Task objective >> Below is a listing. Gather each line of it that contains "Reproduce".

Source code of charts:

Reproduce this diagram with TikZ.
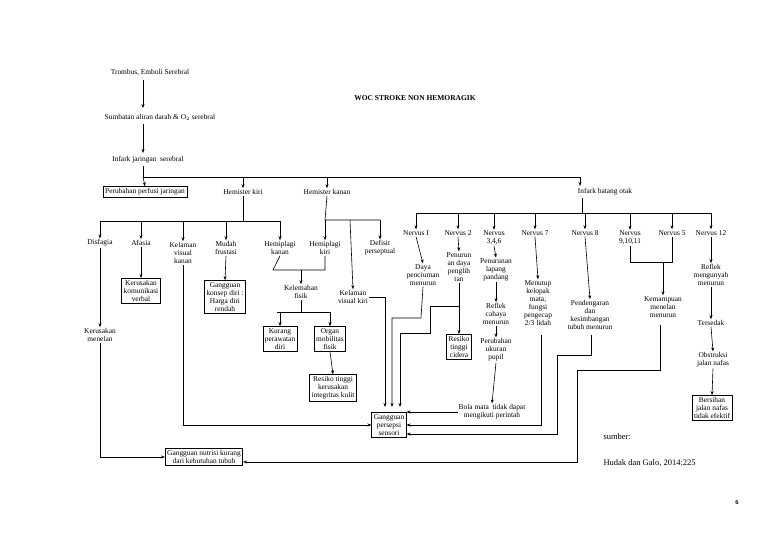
\documentclass[tikz,border=0pt]{standalone}
\usepackage{fontspec}
\setmainfont{Liberation Serif}
\usetikzlibrary{arrows.meta}
\begin{document}
\begin{tikzpicture}[x=1pt,y=-1pt,
  t/.style={font=\fontsize{7.4}{8}\selectfont,align=center,inner sep=1pt},
  b/.style={t,draw,line width=0.6pt,inner sep=2pt},
  a/.style={-{Stealth[length=4pt,width=3pt]},line width=0.6pt},
  l/.style={line width=0.6pt}]
\useasboundingbox (0,0) rectangle (768,543);
\fill[white] (0,0) rectangle (768,543);
\node[font=\fontsize{7.5}{8}\selectfont\bfseries] (title) at (415,98) {WOC STROKE NON HEMORAGIK};
\node[t] (tromb) at (150,73) {Trombus, Emboli Serebral};
\node[t] (sumb) at (160,117) {Sumbatan aliran darah \& O$_2$ serebral};
\node[t] (infj) at (148,160) {Infark jaringan \ serebral};
\draw[a] (143,80) -- (143,108);
\draw[a] (143,124) -- (143,153);
\coordinate (j0) at (143,177);
\draw[l] (143,166) -- (j0) -- (580,177);
\node[b] (perf) at (145,192) {Perubahan perfusi jaringan};
\node[t] (hki) at (243,192) {Hemister kiri};
\node[t] (hka) at (327,192) {Hemister kanan};
\node[t] (ibo) at (605,192) {Infark batang otak};
\draw[a] (143,177) -- (perf.north);
\draw[a] (243,177) -- (hki.north);
\draw[a] (327,177) -- (hka.north);
\draw[a] (580,177) -- (580,186);
% hemister kiri
\node[t] (dis) at (100,243) {Disfagia};
\node[t] (afa) at (141,243) {Afasia};
\node[t] (kvk) at (183,253) {Kelaman\\visual\\kanan};
\node[t] (muf) at (226,248) {Mudah\\frustasi};
\node[t] (hpka) at (280,248) {Hemiplagi\\kanan};
\draw[l] (hki.south) -- (243,221);
\draw[l] (100,221) -- (280,221);
\foreach \n/\x in {dis/100,afa/141,kvk/183,muf/226,hpka/280} \draw[a] (\x,221) -- (\n.north);
% hemister kanan
\node[t] (hpki) at (325,248) {Hemiplagi\\kiri};
\node[t] (defp) at (380,248) {Defisit\\perseptual};
\node[t] (kvki) at (353,297) {Kelaman\\visual kiri};
\draw[l] (hka.south) -- (325,220) -- (380,220);
\draw[a] (325,220) -- (hpki.north);
\draw[a] (380,220) -- (defp.north);
\draw[a] (350,220) -- (kvki.north);
\node[b] (kkv) at (141,291) {Kerusakan\\komunikasi\\verbal};
\draw[a] (afa.south) -- (kkv.north);
\node[b] (gkd) at (225,297) {Gangguan\\konsep diri :\\Harga diri\\rendah};
\draw[a] (muf.south) -- (gkd.north);
\node[t] (kf) at (301,292) {Kelemahan\\fisik};
\draw[l] (hpka.south) -- (273,270) -- (325,270) -- (hpki.south);
\draw[a] (301,270) -- (kf.north);
\node[b] (kpd) at (280,339) {Kurang\\perawatan\\diri};
\node[b] (omf) at (330,339) {Organ\\mobilitas\\fisik};
\draw[l] (kf.south) -- (301,312);
\draw[l] (277,312) -- (330,312);
\draw[a] (280,312) -- (kpd.north);
\draw[a] (330,312) -- (omf.north);
\node[b] (rtk) at (333,388) {Resiko tinggi\\kerusakan\\integritas kulit};
\draw[a] (omf.south) -- (rtk.north);
\node[b] (gps) at (389,425) {Gangguan\\persepsi\\sensori};
\node[b] (gnk) at (204,457) {Gangguan nutrisi kurang\\dari kebutuhan tubuh};
\node[t] (kmn) at (100,335) {Kerusakan\\menelan};
\draw[a] (dis.south) -- (kmn.north);
\draw[a] (kmn.south) |- (gnk.west);
\draw[a] (kvk.south) |- (gps.west);
\draw[a] (kvki.east) -- (385,297) -- (385,407);
% batang otak
\draw[l] (582,198) -- (582,213);
\draw[l] (416,213) -- (711,213);
\node[t] (n1) at (416,233) {Nervus I};
\node[t] (n2) at (458,233) {Nervus 2};
\node[t] (n3) at (494,238) {Nervus\\3,4,6};
\node[t] (n7) at (535,233) {Nervus 7};
\node[t] (n8) at (585,233) {Nervus 8};
\node[t] (n9) at (630,238) {Nervus\\9,10,11};
\node[t] (n5) at (672,233) {Nervus 5};
\node[t] (n12) at (711,233) {Nervus 12};
\foreach \n/\x in {n1/416,n2/458,n3/494,n7/535,n8/585,n9/630,n5/672,n12/711} \draw[a] (\x,213) -- (\n.north);
\node[t] (dpm) at (423,275) {Daya\\penciuman\\menurun};
\draw[a] (n1.south) -- (dpm.north);
\node[t] (pdp) at (459,267) {Penurun\\an daya\\penglih\\tan};
\draw[a] (n2.south) -- (pdp.north);
\node[b] (rtc) at (459,347) {Resiko\\tinggi\\cidera};
\draw[a] (pdp.south) -- (rtc.north);
\draw[a] (dpm.south) -- (421,318) -- (392,318) -- (392,407);
\draw[a] (459,306) -- (430,306) -- (430,333) -- (400,333) -- (400,407);
\node[t] (plp) at (496,270) {Penurunan\\lapang\\pandang};
\draw[a] (n3.south) -- (plp.north);
\node[t] (rcm) at (496,314) {Reflek\\cahaya\\menurun};
\draw[a] (plp.south) -- (rcm.north);
\node[t] (pup) at (496,350) {Perubahan\\ukuran\\pupil};
\draw[a] (rcm.south) -- (pup.north);
\node[t] (bmt) at (492,412) {Bola mata \ tidak dapat\\mengikuti perintah};
\draw[a] (pup.south) -- (bmt.north);
\draw[a] (bmt.west) -- (gps.east |- bmt.west);
\node[t] (mkm) at (538,303) {Menutup\\kelopak\\mata,\\fungsi\\pengecap\\2/3 lidah};
\draw[a] (n7.south) -- (mkm.north);
\draw[a] (541,335) -- (541,425) -- (gps.east |- 0,425);
\node[t] (pdk) at (590,315) {Pendengaran\\dan\\kesimbangan\\tubuh menurun};
\draw[a] (n8.south) -- (pdk.north);
\draw[a] (591,335) -- (591,355) -- (557,355) -- (557,434) -- (gps.east |- 0,434);
\node[t] (kmm) at (663,307) {Kemampuan\\menelan\\menurun};
\draw[l] (n9.south) -- (630,262) -- (672,262) -- (n5.south);
\draw[a] (663,262) -- (kmm.north);
\draw[a] (660,325) -- (660,370) -- (577,370) -- (577,462) -- (gnk.east |- 0,462);
\node[t] (rmm) at (711,275) {Reflek\\mengunyah\\menurun};
\draw[a] (n12.south) -- (rmm.north);
\node[t] (ted) at (711,323) {Tersedak};
\draw[a] (rmm.south) -- (ted.north);
\node[t] (ojn) at (713,360) {Obstruksi\\jalan nafas};
\draw[a] (ted.south) -- (ojn.north);
\node[b] (bjn) at (712,408) {Bersihan\\jalan nafas\\tidak efektif};
\draw[a] (ojn.south) -- (bjn.north);
\node[font=\fontsize{8.5}{9}\selectfont,anchor=west] (smb) at (600,437) {sumber:};
\node[font=\fontsize{8.5}{9}\selectfont,anchor=west] (hud) at (600,463) {Hudak dan Galo, 2014:225};
\node[font=\fontsize{6.5}{7}\selectfont\bfseries] (pg) at (737,502) {6};
\end{tikzpicture}
\end{document}
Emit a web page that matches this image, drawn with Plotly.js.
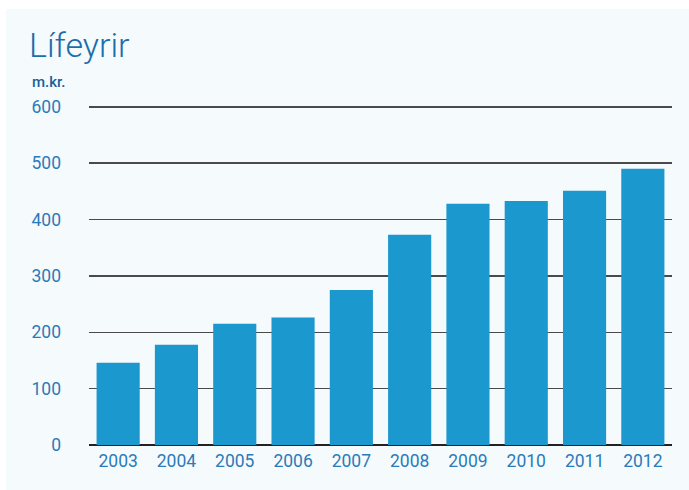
<!DOCTYPE html>
<html>
<head>
<meta charset="utf-8">
<script src="https://cdn.plot.ly/plotly-3.0.1.min.js"></script>
<style>
  html, body { margin: 0; padding: 0; background: #ffffff; }
  #chart { position: absolute; left: 6px; top: 9px; width: 683px; height: 481px; }
</style>
</head>
<body>
<div id="chart"></div>
<script>
// Lífeyrir, m.kr.
const years = ['2003', '2004', '2005', '2006', '2007', '2008', '2009', '2010', '2011', '2012'];
const pension = [146, 178, 215, 226, 275, 373, 428, 433, 451, 490];
const yTicks = [0, 100, 200, 300, 400, 500, 600];

const blue = '#1b98cd';
const labelColor = '#2b7bb8';

const data = [{
    type: 'bar',
    x: years,
    y: pension,
    marker: { color: blue, line: { width: 0 } },
    hoverinfo: 'x+y'
}];

const layout = {
    width: 683,
    height: 481,
    paper_bgcolor: '#f5fafd',
    plot_bgcolor: '#f5fafd',
    margin: { l: 83, r: 17, t: 95, b: 45 },
    bargap: 0.26,
    showlegend: false,
    font: { family: 'Roboto, "Open Sans", sans-serif', color: labelColor },
    title: {
        text: 'Lífeyrir',
        font: { family: 'Roboto, sans-serif', size: 34, weight: 300, color: '#1a6eaa' },
        x: 23 / 683,
        xanchor: 'left',
        xref: 'container',
        y: 1 - 36 / 481,
        yanchor: 'middle',
        yref: 'container'
    },
    xaxis: {
        type: 'category',
        showgrid: false,
        showline: false,
        ticks: '',
        tickfont: { size: 17.5, color: labelColor },
        ticklabelstandoff: 3
    },
    yaxis: {
        // a little headroom so the 600 gridline is not clipped at the edge
        range: [0, 605],
        tickvals: yTicks,
        ticks: '',
        showline: false,
        gridcolor: '#4a4a4a',
        gridwidth: 1.5,
        zeroline: true,
        zerolinecolor: '#222222',
        zerolinewidth: 2,
        tickfont: { size: 17.5, color: labelColor },
        ticklabelstandoff: 27,
        fixedrange: true
    },
    annotations: [{
        text: 'm.kr.',
        xref: 'paper',
        yref: 'paper',
        x: (24 - 83) / 583,
        xanchor: 'left',
        y: 1 + 22 / 341,
        yanchor: 'middle',
        showarrow: false,
        font: { family: 'Roboto, sans-serif', size: 15, weight: 500, color: '#1a5f96' }
    }]
};

Plotly.newPlot('chart', data, layout, { displayModeBar: false, staticPlot: true });
</script>
</body>
</html>
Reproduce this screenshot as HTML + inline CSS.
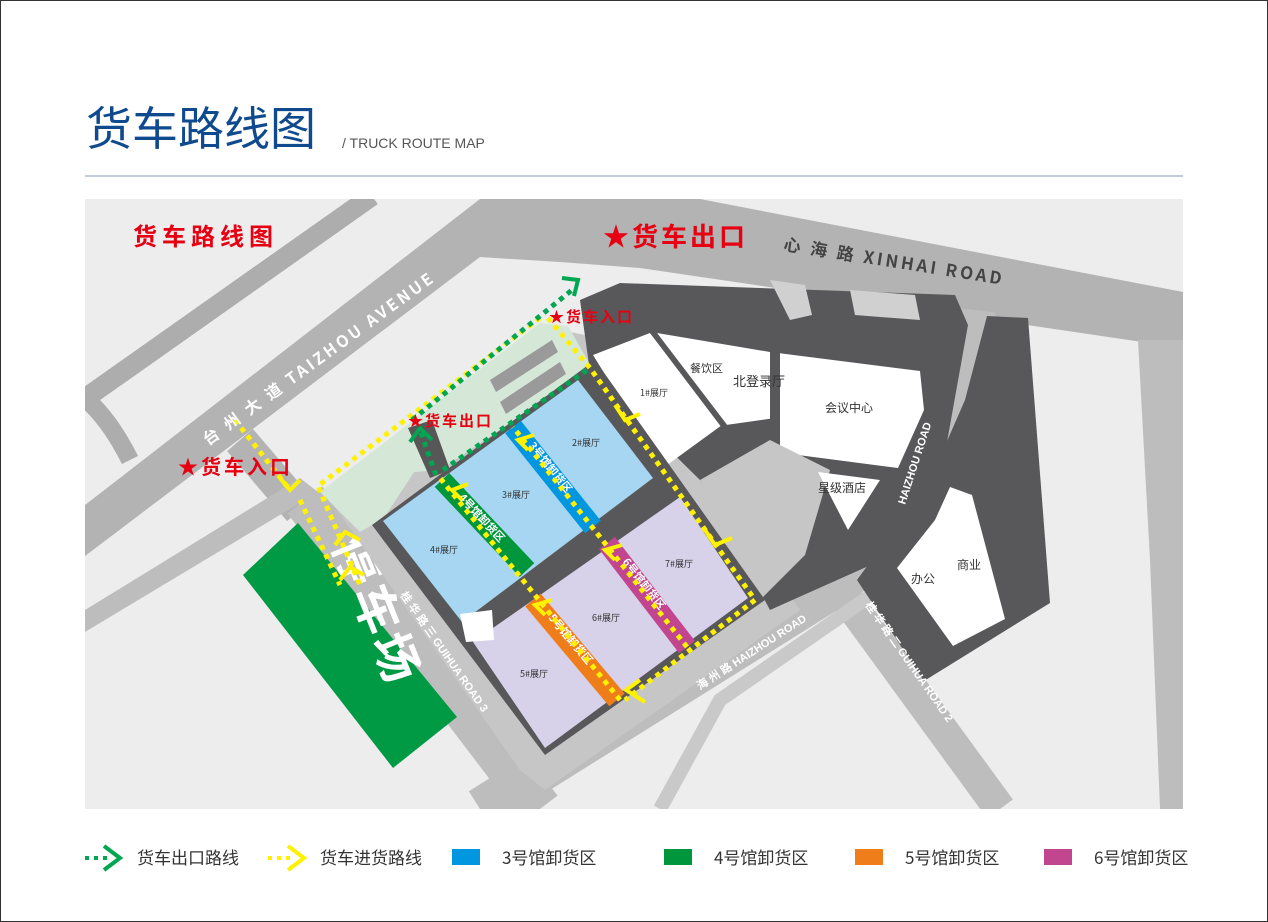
<!DOCTYPE html>
<html><head><meta charset="utf-8"><style>
html,body{margin:0;padding:0;background:#fff}
body{width:1268px;height:922px;overflow:hidden;position:relative;font-family:"Liberation Sans","Noto Sans CJK SC",sans-serif}
</style></head><body>
<svg width="1268" height="922" viewBox="0 0 1268 922" xmlns="http://www.w3.org/2000/svg" style="position:absolute;left:0;top:0">
<rect x="0.5" y="0.5" width="1267" height="921" fill="#fff" stroke="#333" stroke-width="1"/>
<text x="86" y="145" font-size="46" fill="#0f4a8f" font-family="Noto Sans CJK SC, sans-serif">货车路线图</text>
<text x="342" y="148" font-size="14" fill="#555" font-family="Liberation Sans, sans-serif">/ TRUCK ROUTE MAP</text>
<line x1="85" y1="176" x2="1183" y2="176" stroke="#8798b8" stroke-width="1"/>

<defs><clipPath id="mc"><rect x="85" y="199" width="1098" height="610"/></clipPath></defs>
<g clip-path="url(#mc)">
<rect x="85" y="199" width="1098" height="610" fill="#ededed"/>
<!-- roads -->
<line x1="80" y1="402" x2="372" y2="196" stroke="#adadad" stroke-width="20"/>
<path d="M85 398 Q110 420 130 460" fill="none" stroke="#adadad" stroke-width="18"/>
<polygon points="85,505 480,199 700,199 1183,292 1183,348 640,268 560,262 480,257 85,556" fill="#b3b3b3"/>
<path d="M240 440 L300 510" fill="none" stroke="#b3b3b3" stroke-width="34"/>
<polygon points="85,610 300,478 318,492 85,632" fill="#bdbdbd"/>
<polygon points="1138,340 1183,340 1183,809 1160,809 1150,560" fill="#bdbdbd"/>
<path d="M480 809 L830 590 Q950 510 975 310" fill="none" stroke="#bdbdbd" stroke-width="42"/>
<path d="M840 590 L1000 809" fill="none" stroke="#bdbdbd" stroke-width="32"/>
<path d="M305 500 L540 809" fill="none" stroke="#bdbdbd" stroke-width="44"/>
<path d="M660 809 L720 700 L980 520" fill="none" stroke="#c9c9c9" stroke-width="14"/>
<!-- parking -->
<polygon points="243,575 298,523 457,717 393,768" fill="#009a44"/>
<text transform="translate(332,545) rotate(68)" font-size="48" font-weight="bold" fill="#fff" font-family="Noto Sans CJK SC, sans-serif" letter-spacing="4">停车场</text>
<!-- plaza & ring -->
<polygon points="330,500 560,330 610,340 800,610 545,790 520,770" fill="#c6c6c6"/>
<polygon points="320,492 540,323 568,326 592,368 440,470 414,472 384,518 360,532" fill="#d5e8d7"/>
<polygon points="490,380 552,340 558,352 496,392" fill="#9a9a9a"/>
<polygon points="500,402 560,362 566,374 506,414" fill="#9a9a9a"/>
<polygon points="408,428 432,420 450,470 430,478" fill="#575757"/>
<!-- right dark region -->
<polygon points="580,300 620,283 955,295 968,325 942,470 882,560 770,610 700,480 590,372" fill="#58585a"/>
<polygon points="593,355 650,333 722,425 663,468" fill="#fff"/>
<polygon points="657,333 770,352 920,371 924,410 898,468 775,452 775,418 726,425" fill="#fff"/>
<polygon points="770,352 780,350 780,460 770,458" fill="#58585a"/>
<polygon points="650,333 657,333 728,426 722,428" fill="#58585a"/>
<polygon points="700,480 770,440 830,470 805,555 760,600" fill="#c6c6c6"/>
<polygon points="818,472 880,480 848,530" fill="#fff"/>
<polygon points="770,280 805,285 812,315 790,320" fill="#d0d0d0"/>
<polygon points="850,290 915,295 920,320 855,315" fill="#d0d0d0"/>
<polygon points="987,316 1028,318 1050,603 924,681 857,580 930,480 965,400" fill="#58585a"/>
<polygon points="950,487 972,495 1005,619 953,646 897,568 935,520" fill="#fff"/>
<!-- complex -->
<polygon points="372,525 595,360 765,600 545,755" fill="#58585a"/>
<polygon points="383,521 578,380 653,478 462,622" fill="#a6d6f1"/>
<polygon points="473,642 680,497 748,598 545,748" fill="#d7d1e9"/>
<polygon points="460,614 492,610 494,640 466,642" fill="#fff"/>
<!-- strips -->
<g stroke-linecap="butt" fill="none">
<line x1="513" y1="427" x2="593" y2="527" stroke="#0096e0" stroke-width="20"/>
<line x1="442" y1="480" x2="527" y2="570" stroke="#00963c" stroke-width="20"/>
<line x1="607" y1="543" x2="687" y2="647" stroke="#c2458f" stroke-width="20"/>
<line x1="533" y1="600" x2="617" y2="700" stroke="#ee7d1a" stroke-width="20"/>
</g>
<g font-size="11" fill="#fff" font-weight="bold" font-family="Noto Sans CJK SC, sans-serif">
<text transform="translate(528,446) rotate(51)">3号馆卸货区</text>
<text transform="translate(458,498) rotate(47)">4号馆卸货区</text>
<text transform="translate(622,562) rotate(52)">6号馆卸货区</text>
<text transform="translate(548,618) rotate(50)">5号馆卸货区</text>
</g>
<!-- routes -->
<g fill="none" stroke-width="5" stroke-dasharray="5 5">
<path d="M540 318 L318 486 L360 585" stroke="#fff200"/>
<path d="M300 500 L340 585" stroke="#fff200"/>
<path d="M235 420 L290 490" stroke="#fff200"/>
<path d="M548 318 L590 368 L755 600 L625 700" stroke="#fff200"/>
<path d="M620 700 L440 478" stroke="#fff200"/>
<path d="M687 647 L513 427" stroke="#fff200"/>
<path d="M412 420 L572 290" stroke="#00a651"/>
<path d="M443 470 L590 368" stroke="#00a651"/>
<path d="M436 475 L420 430" stroke="#00a651"/>
</g>
<g fill="none" stroke="#fff200" stroke-width="4">
<path d="M615 405 L625 420 L640 414"/><path d="M705 530 L715 545 L732 538"/>
<path d="M640 680 L626 690 L645 702"/><path d="M280 478 L290 490 L300 480"/>
<path d="M335 545 L345 532 L360 540"/><path d="M340 580 L350 567 L364 575"/>
<path d="M528 450 L518 440 L534 435"/><path d="M462 500 L452 490 L468 484"/>
<path d="M615 560 L605 550 L622 545"/><path d="M545 615 L535 605 L552 600"/>
</g>
<path d="M562 278 L578 280 L574 296" fill="none" stroke="#00a651" stroke-width="4"/>
<path d="M410 442 L420 428 L432 440" fill="none" stroke="#00a651" stroke-width="4"/>
<!-- labels -->
<g fill="#e60012" font-weight="bold" font-family="Noto Sans CJK SC, sans-serif">
<text x="133" y="245" font-size="24" letter-spacing="5">货车路线图</text>
<text x="603" y="246" font-size="26" letter-spacing="3">★货车出口</text>
<text x="549" y="322" font-size="15" letter-spacing="2">★货车入口</text>
<text x="408" y="426" font-size="15" letter-spacing="2">★货车出口</text>
<text x="178" y="474" font-size="20" letter-spacing="3">★货车入口</text>
</g>
<g fill="#fff" font-weight="bold" font-family="Noto Sans CJK SC, Liberation Sans, sans-serif">
<text transform="translate(208,446) rotate(-36)" font-size="16" letter-spacing="3">台 州 大 道 TAIZHOU AVENUE</text>
<text transform="translate(783,250) rotate(9)" font-size="17" fill="#444" letter-spacing="3">心  海  路 XINHAI ROAD</text>
</g>
<g fill="#333" font-family="Noto Sans CJK SC, sans-serif" font-size="9">
<text x="640" y="396">1#展厅</text><text x="572" y="446">2#展厅</text><text x="502" y="498">3#展厅</text>
<text x="430" y="553">4#展厅</text><text x="665" y="567">7#展厅</text><text x="592" y="621">6#展厅</text><text x="520" y="677">5#展厅</text>
<text x="690" y="372" font-size="11">餐饮区</text><text x="733" y="386" font-size="13">北登录厅</text>
<text x="825" y="412" font-size="12">会议中心</text><text x="818" y="492" font-size="12">星级酒店</text>
<text x="957" y="569" font-size="12">商业</text><text x="911" y="583" font-size="12">办公</text>
</g>
<g fill="#fff" font-family="Liberation Sans, sans-serif" font-size="11" font-weight="bold">
<text transform="translate(700,690) rotate(-33)">海 州 路 HAIZHOU ROAD</text>
<text transform="translate(400,595) rotate(55)">桂 华 路 三 GUIHUA ROAD 3</text>
<text transform="translate(865,605) rotate(55)">桂 华 路 二 GUIHUA ROAD 2</text>
<text transform="translate(905,505) rotate(-72)">HAIZHOU ROAD</text>
</g>
</g>

<!-- legend -->
<g font-family="Noto Sans CJK SC, sans-serif" font-size="17" fill="#333">
<g fill="#00a651"><rect x="85" y="856" width="4" height="4"/><rect x="94" y="856" width="4" height="4"/><rect x="103" y="856" width="4" height="4"/></g>
<path d="M104 846 L120 858 L104 870" fill="none" stroke="#00a651" stroke-width="4"/>
<text x="137" y="864">货车出口路线</text>
<g fill="#fff200"><rect x="268" y="856" width="4" height="4"/><rect x="277" y="856" width="4" height="4"/><rect x="286" y="856" width="4" height="4"/></g>
<path d="M288 846 L304 858 L288 870" fill="none" stroke="#fff200" stroke-width="4"/>
<text x="320" y="864">货车进货路线</text>
<rect x="452" y="849" width="28" height="16" fill="#0096e0"/><text x="502" y="864">3号馆卸货区</text>
<rect x="664" y="849" width="28" height="16" fill="#00963c"/><text x="714" y="864">4号馆卸货区</text>
<rect x="855" y="849" width="28" height="16" fill="#ee7d1a"/><text x="905" y="864">5号馆卸货区</text>
<rect x="1044" y="849" width="28" height="16" fill="#c2458f"/><text x="1094" y="864">6号馆卸货区</text>
</g>
</svg>
</body></html>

Exercise output >>
Reproduce this diagram with TikZ.
Reproduce this screenshot as HTML + inline CSS.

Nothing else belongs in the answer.